Task details:
All of the material should be reproduced exactly, with pictures left out.

Source excerpt:

════════════════════

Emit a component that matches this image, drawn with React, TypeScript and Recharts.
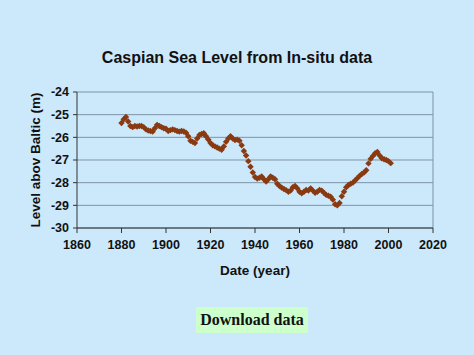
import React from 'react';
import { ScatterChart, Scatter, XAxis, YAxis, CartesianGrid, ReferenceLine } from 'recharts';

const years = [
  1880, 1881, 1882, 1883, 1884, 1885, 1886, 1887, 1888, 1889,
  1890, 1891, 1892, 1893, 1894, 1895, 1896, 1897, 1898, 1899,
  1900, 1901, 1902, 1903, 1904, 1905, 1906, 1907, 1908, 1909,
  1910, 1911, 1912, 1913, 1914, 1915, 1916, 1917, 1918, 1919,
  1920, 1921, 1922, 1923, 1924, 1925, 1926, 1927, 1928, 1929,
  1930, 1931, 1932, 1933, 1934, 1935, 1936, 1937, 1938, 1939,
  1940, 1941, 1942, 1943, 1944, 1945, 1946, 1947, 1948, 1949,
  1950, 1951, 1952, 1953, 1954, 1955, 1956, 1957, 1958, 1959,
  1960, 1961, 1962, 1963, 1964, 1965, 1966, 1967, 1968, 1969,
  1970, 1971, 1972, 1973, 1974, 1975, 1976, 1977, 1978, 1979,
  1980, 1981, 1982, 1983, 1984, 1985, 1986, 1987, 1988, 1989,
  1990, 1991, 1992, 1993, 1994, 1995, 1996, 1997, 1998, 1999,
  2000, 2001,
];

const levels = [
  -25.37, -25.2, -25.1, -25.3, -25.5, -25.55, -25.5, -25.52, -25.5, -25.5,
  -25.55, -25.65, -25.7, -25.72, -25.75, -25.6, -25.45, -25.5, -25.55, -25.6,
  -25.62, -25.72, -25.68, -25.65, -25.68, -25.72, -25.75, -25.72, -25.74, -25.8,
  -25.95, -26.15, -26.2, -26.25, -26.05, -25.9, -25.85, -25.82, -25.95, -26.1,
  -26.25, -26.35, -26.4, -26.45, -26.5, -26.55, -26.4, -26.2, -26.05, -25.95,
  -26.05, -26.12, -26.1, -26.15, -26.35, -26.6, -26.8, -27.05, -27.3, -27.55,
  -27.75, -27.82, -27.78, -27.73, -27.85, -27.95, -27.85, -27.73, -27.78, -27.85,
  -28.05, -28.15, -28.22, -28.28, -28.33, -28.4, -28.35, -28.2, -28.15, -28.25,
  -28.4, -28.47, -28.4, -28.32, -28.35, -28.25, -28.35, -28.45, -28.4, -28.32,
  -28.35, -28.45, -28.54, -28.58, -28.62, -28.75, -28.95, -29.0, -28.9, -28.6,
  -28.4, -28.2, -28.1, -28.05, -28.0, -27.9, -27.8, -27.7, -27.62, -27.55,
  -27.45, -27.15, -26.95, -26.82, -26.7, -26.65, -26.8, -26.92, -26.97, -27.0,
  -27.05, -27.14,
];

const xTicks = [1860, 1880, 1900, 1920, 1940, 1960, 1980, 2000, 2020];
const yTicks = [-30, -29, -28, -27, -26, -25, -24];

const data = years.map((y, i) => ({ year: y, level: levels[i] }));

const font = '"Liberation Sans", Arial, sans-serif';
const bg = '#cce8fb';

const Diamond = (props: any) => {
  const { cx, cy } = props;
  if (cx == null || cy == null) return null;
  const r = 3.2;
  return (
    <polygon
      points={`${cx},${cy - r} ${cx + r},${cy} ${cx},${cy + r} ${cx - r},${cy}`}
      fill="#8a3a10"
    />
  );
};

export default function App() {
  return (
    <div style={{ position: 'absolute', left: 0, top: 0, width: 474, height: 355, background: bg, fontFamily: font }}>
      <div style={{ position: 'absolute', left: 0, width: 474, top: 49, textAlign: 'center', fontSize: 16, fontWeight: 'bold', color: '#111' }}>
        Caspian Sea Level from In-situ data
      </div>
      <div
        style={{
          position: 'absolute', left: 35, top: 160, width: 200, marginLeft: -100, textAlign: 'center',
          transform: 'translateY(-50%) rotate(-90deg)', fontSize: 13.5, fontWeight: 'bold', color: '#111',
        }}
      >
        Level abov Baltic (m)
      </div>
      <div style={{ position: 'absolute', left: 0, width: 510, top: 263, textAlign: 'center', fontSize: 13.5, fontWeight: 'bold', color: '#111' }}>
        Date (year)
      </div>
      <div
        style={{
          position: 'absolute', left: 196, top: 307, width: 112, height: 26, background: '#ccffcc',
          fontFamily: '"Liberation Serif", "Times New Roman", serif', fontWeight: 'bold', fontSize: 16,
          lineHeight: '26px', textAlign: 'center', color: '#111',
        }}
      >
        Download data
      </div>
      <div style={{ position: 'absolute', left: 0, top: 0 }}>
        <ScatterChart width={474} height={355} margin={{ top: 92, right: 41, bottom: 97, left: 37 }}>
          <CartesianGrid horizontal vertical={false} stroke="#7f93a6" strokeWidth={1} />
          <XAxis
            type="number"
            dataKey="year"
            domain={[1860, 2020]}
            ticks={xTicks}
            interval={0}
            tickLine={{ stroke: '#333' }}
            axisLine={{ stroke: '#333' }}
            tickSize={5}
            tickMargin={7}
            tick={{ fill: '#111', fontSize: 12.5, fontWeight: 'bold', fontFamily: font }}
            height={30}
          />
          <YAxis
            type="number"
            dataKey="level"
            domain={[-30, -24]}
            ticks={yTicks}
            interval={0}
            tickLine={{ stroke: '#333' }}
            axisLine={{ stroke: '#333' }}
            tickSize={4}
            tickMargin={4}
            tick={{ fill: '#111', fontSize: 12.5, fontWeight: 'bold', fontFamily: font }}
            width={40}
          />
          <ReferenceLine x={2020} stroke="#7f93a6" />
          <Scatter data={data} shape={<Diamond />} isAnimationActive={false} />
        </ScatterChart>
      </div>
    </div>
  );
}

════════════════════

Expected output:
Emit a component that matches this image, drawn with React, TypeScript and Recharts.
import React from 'react';
import { ScatterChart, Scatter, XAxis, YAxis, CartesianGrid, ReferenceLine } from 'recharts';

const years = [
  1880, 1881, 1882, 1883, 1884, 1885, 1886, 1887, 1888, 1889,
  1890, 1891, 1892, 1893, 1894, 1895, 1896, 1897, 1898, 1899,
  1900, 1901, 1902, 1903, 1904, 1905, 1906, 1907, 1908, 1909,
  1910, 1911, 1912, 1913, 1914, 1915, 1916, 1917, 1918, 1919,
  1920, 1921, 1922, 1923, 1924, 1925, 1926, 1927, 1928, 1929,
  1930, 1931, 1932, 1933, 1934, 1935, 1936, 1937, 1938, 1939,
  1940, 1941, 1942, 1943, 1944, 1945, 1946, 1947, 1948, 1949,
  1950, 1951, 1952, 1953, 1954, 1955, 1956, 1957, 1958, 1959,
  1960, 1961, 1962, 1963, 1964, 1965, 1966, 1967, 1968, 1969,
  1970, 1971, 1972, 1973, 1974, 1975, 1976, 1977, 1978, 1979,
  1980, 1981, 1982, 1983, 1984, 1985, 1986, 1987, 1988, 1989,
  1990, 1991, 1992, 1993, 1994, 1995, 1996, 1997, 1998, 1999,
  2000, 2001,
];

const levels = [
  -25.37, -25.2, -25.1, -25.3, -25.5, -25.55, -25.5, -25.52, -25.5, -25.5,
  -25.55, -25.65, -25.7, -25.72, -25.75, -25.6, -25.45, -25.5, -25.55, -25.6,
  -25.62, -25.72, -25.68, -25.65, -25.68, -25.72, -25.75, -25.72, -25.74, -25.8,
  -25.95, -26.15, -26.2, -26.25, -26.05, -25.9, -25.85, -25.82, -25.95, -26.1,
  -26.25, -26.35, -26.4, -26.45, -26.5, -26.55, -26.4, -26.2, -26.05, -25.95,
  -26.05, -26.12, -26.1, -26.15, -26.35, -26.6, -26.8, -27.05, -27.3, -27.55,
  -27.75, -27.82, -27.78, -27.73, -27.85, -27.95, -27.85, -27.73, -27.78, -27.85,
  -28.05, -28.15, -28.22, -28.28, -28.33, -28.4, -28.35, -28.2, -28.15, -28.25,
  -28.4, -28.47, -28.4, -28.32, -28.35, -28.25, -28.35, -28.45, -28.4, -28.32,
  -28.35, -28.45, -28.54, -28.58, -28.62, -28.75, -28.95, -29.0, -28.9, -28.6,
  -28.4, -28.2, -28.1, -28.05, -28.0, -27.9, -27.8, -27.7, -27.62, -27.55,
  -27.45, -27.15, -26.95, -26.82, -26.7, -26.65, -26.8, -26.92, -26.97, -27.0,
  -27.05, -27.14,
];

const xTicks = [1860, 1880, 1900, 1920, 1940, 1960, 1980, 2000, 2020];
const yTicks = [-30, -29, -28, -27, -26, -25, -24];

const data = years.map((y, i) => ({ year: y, level: levels[i] }));

const font = '"Liberation Sans", Arial, sans-serif';
const bg = '#cce8fb';

const Diamond = (props: any) => {
  const { cx, cy } = props;
  if (cx == null || cy == null) return null;
  const r = 3.2;
  return (
    <polygon
      points={`${cx},${cy - r} ${cx + r},${cy} ${cx},${cy + r} ${cx - r},${cy}`}
      fill="#8a3a10"
    />
  );
};

export default function App() {
  return (
    <div style={{ position: 'absolute', left: 0, top: 0, width: 474, height: 355, background: bg, fontFamily: font }}>
      <div style={{ position: 'absolute', left: 0, width: 474, top: 49, textAlign: 'center', fontSize: 16, fontWeight: 'bold', color: '#111' }}>
        Caspian Sea Level from In-situ data
      </div>
      <div
        style={{
          position: 'absolute', left: 35, top: 160, width: 200, marginLeft: -100, textAlign: 'center',
          transform: 'translateY(-50%) rotate(-90deg)', fontSize: 13.5, fontWeight: 'bold', color: '#111',
        }}
      >
        Level abov Baltic (m)
      </div>
      <div style={{ position: 'absolute', left: 0, width: 510, top: 263, textAlign: 'center', fontSize: 13.5, fontWeight: 'bold', color: '#111' }}>
        Date (year)
      </div>
      <div
        style={{
          position: 'absolute', left: 196, top: 307, width: 112, height: 26, background: '#ccffcc',
          fontFamily: '"Liberation Serif", "Times New Roman", serif', fontWeight: 'bold', fontSize: 16,
          lineHeight: '26px', textAlign: 'center', color: '#111',
        }}
      >
        Download data
      </div>
      <div style={{ position: 'absolute', left: 0, top: 0 }}>
        <ScatterChart width={474} height={355} margin={{ top: 92, right: 41, bottom: 97, left: 37 }}>
          <CartesianGrid horizontal vertical={false} stroke="#7f93a6" strokeWidth={1} />
          <XAxis
            type="number"
            dataKey="year"
            domain={[1860, 2020]}
            ticks={xTicks}
            interval={0}
            tickLine={{ stroke: '#333' }}
            axisLine={{ stroke: '#333' }}
            tickSize={5}
            tickMargin={7}
            tick={{ fill: '#111', fontSize: 12.5, fontWeight: 'bold', fontFamily: font }}
            height={30}
          />
          <YAxis
            type="number"
            dataKey="level"
            domain={[-30, -24]}
            ticks={yTicks}
            interval={0}
            tickLine={{ stroke: '#333' }}
            axisLine={{ stroke: '#333' }}
            tickSize={4}
            tickMargin={4}
            tick={{ fill: '#111', fontSize: 12.5, fontWeight: 'bold', fontFamily: font }}
            width={40}
          />
          <ReferenceLine x={2020} stroke="#7f93a6" />
          <Scatter data={data} shape={<Diamond />} isAnimationActive={false} />
        </ScatterChart>
      </div>
    </div>
  );
}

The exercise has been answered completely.